▶ **Task prompt**
Include in the output only the lines from the opening of the records through the line containing "Mono, Noto Sans", each printed exactly; pictures are omitted.

(Records contained in a dataset)
+ + + + + + +
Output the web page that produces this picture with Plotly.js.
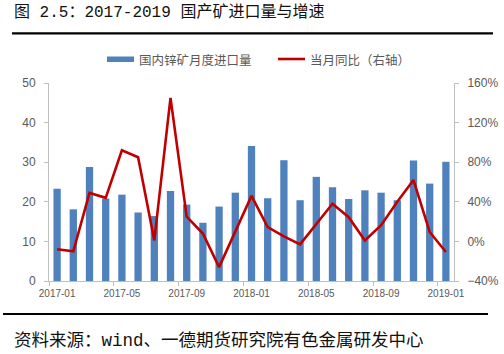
<!DOCTYPE html>
<html>
<head>
<meta charset="utf-8">
<script src="https://cdn.plot.ly/plotly-3.0.1.min.js"></script>
<style>html,body{margin:0;padding:0;background:#fff;}#chart{width:504px;height:354px;}</style>
</head>
<body>
<div id="chart"></div>
<script>
const months = ["2017-01","2017-02","2017-03","2017-04","2017-05","2017-06","2017-07","2017-08","2017-09","2017-10","2017-11","2017-12",
"2018-01","2018-02","2018-03","2018-04","2018-05","2018-06","2018-07","2018-08","2018-09","2018-10","2018-11","2018-12","2019-01"];
const importVolume = [23.3,18.1,28.8,20.8,21.8,17.3,16.4,22.7,19.3,14.7,18.8,22.3,
34.1,20.9,30.5,20.4,26.3,23.7,20.7,22.9,22.3,20.4,30.4,24.6,30.1];
const yoy = [-0.08,-0.10,0.49,0.44,0.92,0.85,0.01,1.45,0.25,0.08,-0.26,0.10,
0.46,0.145,0.05,-0.03,0.18,0.38,0.245,0.01,0.163,0.40,0.62,0.095,-0.107];
const seriesNames = ["国内锌矿月度进口量","当月同比（右轴）"];
const titleText = "图 2.5：2017-2019 国产矿进口量与增速";
const sourceText = "资料来源：wind、一德期货研究院有色金属研发中心";

const grey = "#595959";
const axisLine = "#BFBFBF";
const cjk = "Liberation Mono, Noto Sans CJK SC, sans-serif";

const traces = [
  {type:"bar", x:months, y:importVolume, name:seriesNames[0], marker:{color:"#4F81BD"}, showlegend:false},
  {type:"scatter", mode:"lines", x:months, y:yoy, name:seriesNames[1], yaxis:"y2",
   line:{color:"#C00000", width:2.6}, showlegend:false}
];

const layout = {
  width:504, height:354,
  paper_bgcolor:"#fff", plot_bgcolor:"#fff",
  margin:{l:49, r:50, t:83, b:73},
  bargap:0.55,
  xaxis:{type:"category", tickmode:"linear", tick0:0, dtick:4, tickson:"boundaries",
    ticks:"outside", ticklen:4, tickcolor:axisLine, showline:true, linecolor:axisLine, linewidth:1,
    showgrid:false, tickfont:{family:"Liberation Sans, Arial", size:10, color:grey}, tickangle:0,
    ticklabelstandoff:3, range:[-0.5,24.5]},
  yaxis:{range:[0,50], dtick:10, showgrid:false, zeroline:false, showline:true, linecolor:axisLine,
    ticks:"outside", ticklen:4, tickcolor:axisLine, ticklabelstandoff:6,
    tickfont:{family:"Liberation Sans, Arial", size:12, color:grey}},
  yaxis2:{range:[-0.4,1.6], dtick:0.4, tickformat:".0%", overlaying:"y", side:"right",
    showgrid:false, zeroline:false, showline:true, linecolor:axisLine,
    ticks:"outside", ticklen:4, tickcolor:axisLine, ticklabelstandoff:6,
    tickfont:{family:"Liberation Sans, Arial", size:12, color:grey}},
  shapes:[
    {type:"line", xref:"paper", yref:"paper", x0:-37/405, x1:444/405, y0:(281-33.3)/198, y1:(281-33.3)/198, line:{color:"#000", width:2.2}},
    {type:"line", xref:"paper", yref:"paper", x0:-46/405, x1:439/405, y0:(281-314)/198, y1:(281-314)/198, line:{color:"#000", width:2.2}},
    {type:"rect", xref:"paper", yref:"paper", x0:(107-49)/405, x1:(134-49)/405, y0:(281-62)/198, y1:(281-56.5)/198, fillcolor:"#4F81BD", line:{width:0}},
    {type:"line", xref:"paper", yref:"paper", x0:(278-49)/405, x1:(305-49)/405, y0:(281-59)/198, y1:(281-59)/198, line:{color:"#C00000", width:2.6}}
  ],
  annotations:[
    {xref:"paper", yref:"paper", x:-37/405, y:(281-13)/198, xanchor:"left", yanchor:"middle", showarrow:false,
     text:titleText, font:{family:cjk, size:16, color:"#111"}},
    {xref:"paper", yref:"paper", x:-37/405, y:(281-341)/198, xanchor:"left", yanchor:"middle", showarrow:false,
     text:sourceText, font:{family:cjk, size:17.5, color:"#111"}},
    {xref:"paper", yref:"paper", x:(137-49)/405, y:(281-59)/198, xanchor:"left", yanchor:"middle", showarrow:false,
     text:seriesNames[0], font:{family:"Noto Sans CJK SC", size:12.5, color:grey}},
    {xref:"paper", yref:"paper", x:(308-49)/405, y:(281-59)/198, xanchor:"left", yanchor:"middle", showarrow:false,
     text:seriesNames[1], font:{family:"Noto Sans CJK SC", size:12.5, color:grey}}
  ]
};

Plotly.newPlot("chart", traces, layout, {staticPlot:true, displayModeBar:false});
</script>
</body>
</html>
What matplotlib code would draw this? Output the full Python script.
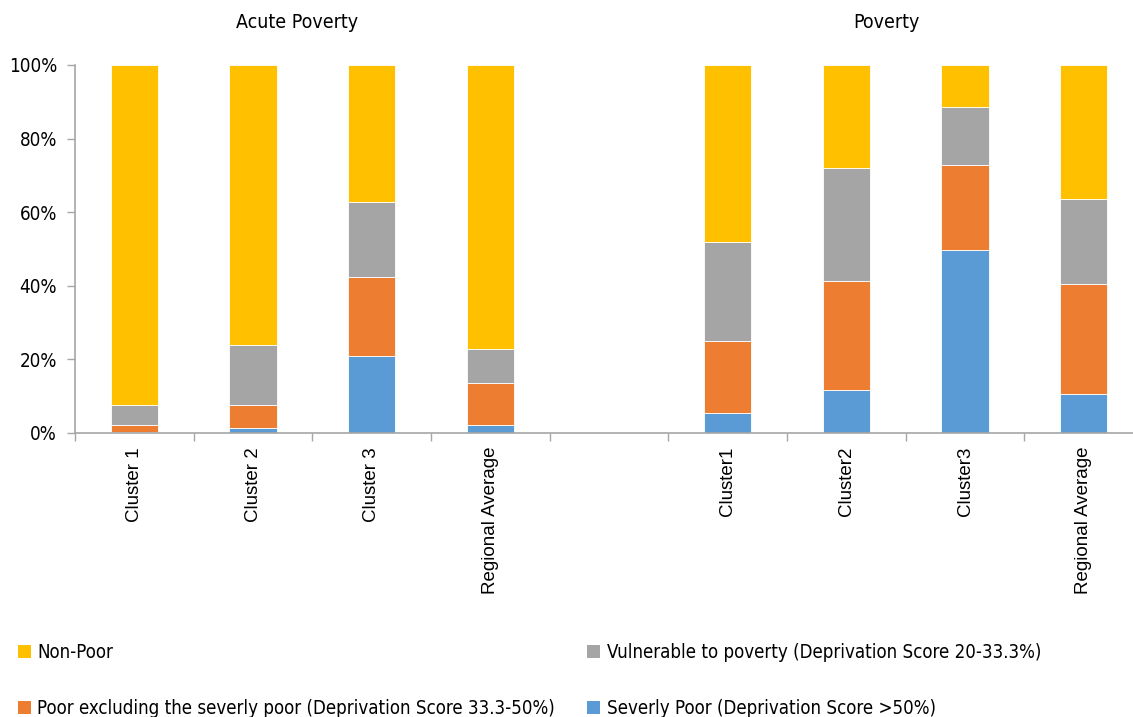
import matplotlib
matplotlib.use("Agg")
import matplotlib.pyplot as plt
import numpy as np
from matplotlib.patches import Patch

# category labels (blank slot separates the two panels)
categories = ["Cluster 1", "Cluster 2", "Cluster 3", "Regional Average", "",
              "Cluster1", "Cluster2", "Cluster3", "Regional Average"]

# shares in percent, bottom to top
severe = [0.4, 1.4, 21.0, 2.1, 0, 5.4, 11.7, 49.8, 10.7]
poor_excl = [1.7, 6.3, 21.5, 11.4, 0, 19.5, 29.6, 22.9, 29.9]
vulnerable = [5.6, 16.1, 20.4, 9.2, 0, 27.1, 30.8, 16.0, 23.1]
non_poor = [92.3, 76.2, 37.1, 77.3, 0, 48.0, 27.9, 11.3, 36.3]

series = [
    ("Severly Poor (Deprivation Score >50%)", severe, "#5B9BD5"),
    ("Poor excluding the severly poor (Deprivation Score 33.3-50%)", poor_excl, "#ED7D31"),
    ("Vulnerable to poverty (Deprivation Score 20-33.3%)", vulnerable, "#A5A5A5"),
    ("Non-Poor", non_poor, "#FFC000"),
]

narrow = dict(family="DejaVu Sans", stretch="condensed")
W, H = 1133, 717
fig = plt.figure(figsize=(W / 100, H / 100), dpi=100)
ax = fig.add_axes([75 / W, (H - 433) / H, 1068 / W, 368 / H])

x = np.arange(len(categories))
bottom = np.zeros(len(categories))
for label, vals, color in series:
    vals = np.array(vals) / 100.0
    mask = vals > 0
    ax.bar(x[mask], vals[mask], width=0.4, bottom=bottom[mask], color=color,
           edgecolor="white", linewidth=0.6)
    bottom += vals

ax.set_xlim(-0.5, len(categories) - 0.5)
ax.set_ylim(0, 1)
ax.set_yticks(np.arange(0, 1.01, 0.2))
ax.set_yticklabels([f"{int(v * 100)}%" for v in np.arange(0, 1.01, 0.2)],
                   fontsize=13.5, **narrow)

ax.set_xticks(x)
ax.set_xticklabels(categories, rotation=90, family=["Liberation Sans", "DejaVu Sans"],
                   fontsize=13.5, va="top")
ax.set_xticks(np.arange(-0.5, len(categories)), minor=True)
ax.tick_params(axis="x", which="major", length=0, pad=10)
ax.tick_params(axis="x", which="minor", length=6, color="#a6a6a6", width=1)
ax.tick_params(axis="y", length=6, color="#a6a6a6", width=1, pad=7)

for side in ["top", "right"]:
    ax.spines[side].set_visible(False)
for side in ["left", "bottom"]:
    ax.spines[side].set_color("#a6a6a6")
    ax.spines[side].set_linewidth(1.2)

fig.text(297 / W, 1 - 22 / H, "Acute Poverty", ha="center", va="center",
         fontsize=14, **narrow)
fig.text(886 / W, 1 - 22 / H, "Poverty", ha="center", va="center",
         fontsize=14, **narrow)

# legend: column-wise fill, so order handles to read row by row
order = [3, 1, 2, 0]
handles = [Patch(facecolor=series[i][2], edgecolor="none") for i in order]
labels = [series[i][0] for i in order]
fig.legend(handles, labels, ncol=2, loc="upper left",
           bbox_to_anchor=(18 / W, 1 - 643 / H), frameon=False,
           prop=dict(size=13.4, **narrow), handlelength=0.68, handleheight=0.68,
           handletextpad=0.35, labelspacing=2.0, columnspacing=1.75,
           borderpad=0, borderaxespad=0)

fig.savefig("out.png", dpi=100)
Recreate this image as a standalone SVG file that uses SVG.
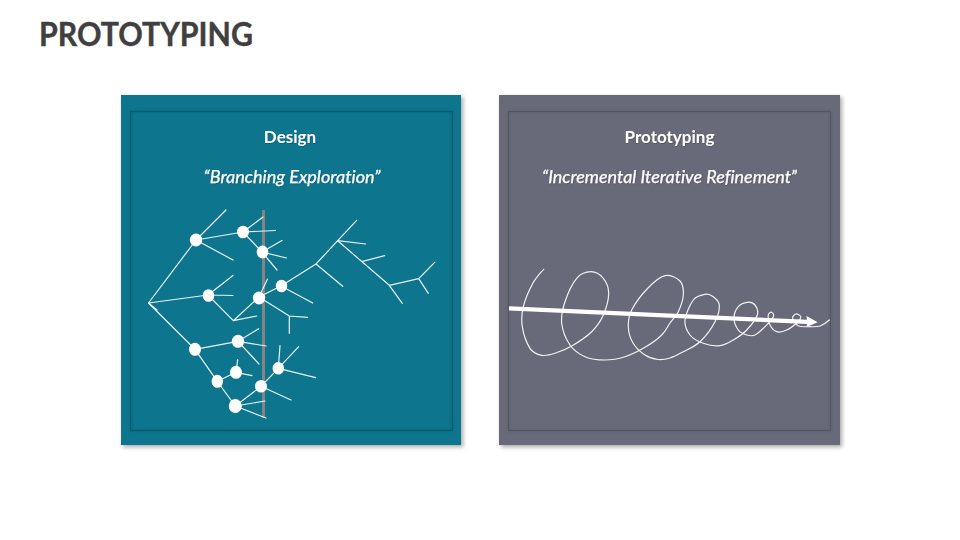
<svg xmlns="http://www.w3.org/2000/svg" width="960" height="540" viewBox="0 0 960 540">
<style>
text{font-family:Lato,"Liberation Sans",sans-serif;fill:#fff;text-anchor:middle;font-variant-ligatures:none}
.title{font-size:32px;font-weight:700;fill:#404040;stroke:#404040;stroke-width:.4;text-anchor:start}
.h{font-size:17px;font-weight:700}
.q{font-size:18px;font-weight:400;font-style:italic;stroke:#fff;stroke-width:.25}
.br{fill:none;stroke:#e8f2f4;stroke-width:1.2;stroke-linecap:round;stroke-linejoin:round}
.n{fill:#fff}
.in{fill:none}
</style>
<defs>
<filter id="sh" x="-5%" y="-5%" width="112%" height="112%"><feDropShadow dx="2" dy="2" stdDeviation="2" flood-color="#000" flood-opacity=".35"/></filter>
<filter id="bl" x="-3%" y="-3%" width="106%" height="106%"><feGaussianBlur stdDeviation="1.200"/></filter>
<filter id="ts" x="-5%" y="-20%" width="110%" height="140%"><feDropShadow dx="0.5" dy="0.6" stdDeviation="0.4" flood-color="#000" flood-opacity=".3"/></filter>
</defs>
<rect width="960" height="540" fill="#fff"/>
<text id="title" class="title" x="39" y="46" textLength="214" lengthAdjust="spacingAndGlyphs">PROTOTYPING</text>

<g id="panel-design">
<rect x="121" y="95" width="340" height="350" fill="#07768e" filter="url(#sh)"/>
<rect class="in" x="131" y="111.500" width="321" height="319" stroke="#055a6c" stroke-width="2" stroke-opacity=".5" filter="url(#bl)"/>
<rect class="in" x="130.500" y="111.500" width="322" height="319" stroke="#05596b" stroke-width="1"/>
<text class="h" x="290" y="143" filter="url(#ts)">Design</text>
<text class="q" x="292" y="182.500" textLength="177" lengthAdjust="spacingAndGlyphs" filter="url(#ts)">“Branching Exploration”</text>
</g>
<g id="panel-prototyping">
<rect x="499" y="95" width="341" height="350" fill="#696a79" filter="url(#sh)"/>
<rect class="in" x="508.500" y="111.500" width="322" height="319" stroke="#505161" stroke-width="2" stroke-opacity=".5" filter="url(#bl)"/>
<rect class="in" x="508.500" y="111.500" width="322" height="319" stroke="#535463" stroke-width="1"/>
<text class="h" x="669.500" y="143" filter="url(#ts)">Prototyping</text>
<text class="q" x="669.500" y="182.500" textLength="255" lengthAdjust="spacingAndGlyphs" filter="url(#ts)">“Incremental Iterative Refinement”</text>
</g>

<rect id="trunk" x="262" y="210" width="3" height="208" fill="#8a8280"/>

<g id="connectors">
<path class="br" d="M157 310L148.500 303L196 240M196 240L226 210M196 240L243 232M196 240L233 260M243 232L263 217M243 232L275.500 230.500M243 232L262 252M262 252L282 240.500M262 252L286.500 258M262 252L277 270"/>
<path class="br" d="M148.500 303L208 295M208 295L233 275.500M208 295L233 295.500M208 295L233.300 320.700M233.300 320.700L256.700 316M233.300 320.700L259 297M259 297L267.500 279M259 297L281 286M259 297L289.300 316M289.300 316L307.700 317.300M289.300 316L289.300 333.300"/>
<path class="br" d="M281 286L312.700 303M281 286L316 264M316 264L342.700 286.300M316 264L337.700 240.700M337.700 240.700L356.700 220.300M337.700 240.700L365.700 244M337.700 240.700L389.300 285.300M361.700 261.700L384.700 255.700M389.300 285.300L402.300 303.300M389.300 285.300L418.700 278.700M418.700 278.700L434.700 262.300M418.700 278.700L428.300 293.300"/>
<path class="br" d="M148.500 303L195 349.300M195 349.300L238 341.300M238 341.300L258.700 328.700M238 341.300L266 346M238 341.300L259 364M195 349.300L217.300 381.300M217.300 381.300L236 372.300M236 372.300L237.700 359.700M236 372.300L252 375.700M217.300 381.300L235.300 406M235.300 406L261 386.300M235.300 406L265 401M235.300 406L266 418M261 386.300L278.300 368.300M261 386.300L291 400M278.300 368.300L298.700 346.700M278.300 368.300L280 345.700M278.300 368.300L315.700 377.700"/>
<path id="spiral" d="M543.700 269.300C543.700 269.300 536.400 276.800 533 283S525.100 299.400 523.300 306.700S521.200 319.800 522.300 326.700S526.800 343.500 530 348.300S537.500 354.500 541.700 355.300S550 354.900 555 353.300S565.600 349.600 571.700 346S586.400 336.900 591.700 331.700S600.500 321.400 603.300 315S608.700 299.400 608.700 293.300S606.300 281.900 603.300 278.300S595.400 271.700 591 271.700S581 273.300 576.700 278.300S567.500 294.200 565 301.700S560.900 316.100 561.700 323.300S566.100 339.400 570 345S579.200 354.200 585 356.700S598.300 360 605 360S618.300 358.800 625 356.700S638.900 350.900 645 347.300S657.500 339.100 661.700 335S667.200 326.900 670 323S676.100 316.400 678.300 311.700S683 300.100 683.300 295S683 284.200 680 281S670.300 274.500 665 275.700S653.600 282.300 648 288S635 303.500 631.700 310S628.100 321.200 628.300 326.700S630.200 338.300 633 343S640.800 352.200 645 355S653.800 359 658 359.500S665.800 359.300 670 358S678.300 354.400 683.300 351.700S694.700 346.700 700 341.700S711.800 327.800 715 321.700S719.600 309.200 719.300 305S715.700 298.500 713.300 296.700S708.300 293.700 705 294.300S696.600 295.700 693.300 300S685.600 314.200 685 320S687 331.100 690 335S698.300 341.500 703.300 343.300S715 346.300 720 345.700S728.800 342.600 733.300 340S742.700 334.200 746.700 330S755.900 319.200 757.300 315S756.700 307.100 755 305S750.100 302 747.300 302.300S740.500 304.100 738.300 306.700S734 314.100 734 318S736.200 327.200 738.300 330S743.900 334.200 746.700 335S751.900 336.400 755 335S761.900 329.800 765 326.700S772.200 319.100 773.300 316.700S772.500 312.600 771.700 312.300S768.600 312.900 768.300 315S768.600 322.200 770 325S773.900 330.900 776.700 331.700S783.100 331.700 786.700 330S795.700 323.900 798 321.700S801 318 800.700 316.700S797.300 313.700 796 314S792.300 316.300 792.700 318.300S795.400 324.300 798.300 325.700S806.400 326.700 810 326.700S816.800 327.100 820 326S826 323 829.300 320" fill="none" stroke="#f2f2f4" stroke-width="1.200" stroke-linecap="round"/>
<polygon id="arrow" points="509,306.200 807,319.800 806.500,316 817.700,322.300 806.500,327 807,324 509,310.500" fill="#fff"/>
</g>

<g id="node-1"><ellipse class="n" cx="196" cy="240" rx="6.200" ry="6.500"/></g>
<g id="node-2"><ellipse class="n" cx="243" cy="232" rx="6" ry="6.300"/></g>
<g id="node-3"><ellipse class="n" cx="262.500" cy="252" rx="5.800" ry="6.500"/></g>
<g id="node-4"><ellipse class="n" cx="208.500" cy="295.500" rx="5.800" ry="6.300"/></g>
<g id="node-5"><ellipse class="n" cx="259" cy="298" rx="6.200" ry="6.500"/></g>
<g id="node-6"><ellipse class="n" cx="281.500" cy="286" rx="5.700" ry="6.300"/></g>
<g id="node-7"><ellipse class="n" cx="195" cy="349.300" rx="6" ry="6.500"/></g>
<g id="node-8"><ellipse class="n" cx="238" cy="341.300" rx="6.200" ry="6.500"/></g>
<g id="node-9"><ellipse class="n" cx="217.300" cy="381.300" rx="5.700" ry="6.500"/></g>
<g id="node-10"><ellipse class="n" cx="236" cy="372.300" rx="6" ry="6.500"/></g>
<g id="node-11"><ellipse class="n" cx="261" cy="386.300" rx="6" ry="6.300"/></g>
<g id="node-12"><ellipse class="n" cx="278.300" cy="368.300" rx="5.700" ry="6.300"/></g>
<g id="node-13"><ellipse class="n" cx="235.300" cy="406" rx="6.500" ry="7"/></g>
</svg>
+ + + + + + +
▶ **Completed task**
Output the web page that produces this picture with Plotly.js.
<!DOCTYPE html>
<html>
<head>
<meta charset="utf-8">
<script src="https://cdn.plot.ly/plotly-3.0.1.min.js"></script>
<style>html,body{margin:0;padding:0;background:#fff;}#chart{width:504px;height:354px;}</style>
</head>
<body>
<div id="chart"></div>
<script>
const months = ["2017-01","2017-02","2017-03","2017-04","2017-05","2017-06","2017-07","2017-08","2017-09","2017-10","2017-11","2017-12",
"2018-01","2018-02","2018-03","2018-04","2018-05","2018-06","2018-07","2018-08","2018-09","2018-10","2018-11","2018-12","2019-01"];
const importVolume = [23.3,18.1,28.8,20.8,21.8,17.3,16.4,22.7,19.3,14.7,18.8,22.3,
34.1,20.9,30.5,20.4,26.3,23.7,20.7,22.9,22.3,20.4,30.4,24.6,30.1];
const yoy = [-0.08,-0.10,0.49,0.44,0.92,0.85,0.01,1.45,0.25,0.08,-0.26,0.10,
0.46,0.145,0.05,-0.03,0.18,0.38,0.245,0.01,0.163,0.40,0.62,0.095,-0.107];
const seriesNames = ["国内锌矿月度进口量","当月同比（右轴）"];
const titleText = "图 2.5：2017-2019 国产矿进口量与增速";
const sourceText = "资料来源：wind、一德期货研究院有色金属研发中心";

const grey = "#595959";
const axisLine = "#BFBFBF";
const cjk = "Liberation Mono, Noto Sans CJK SC, sans-serif";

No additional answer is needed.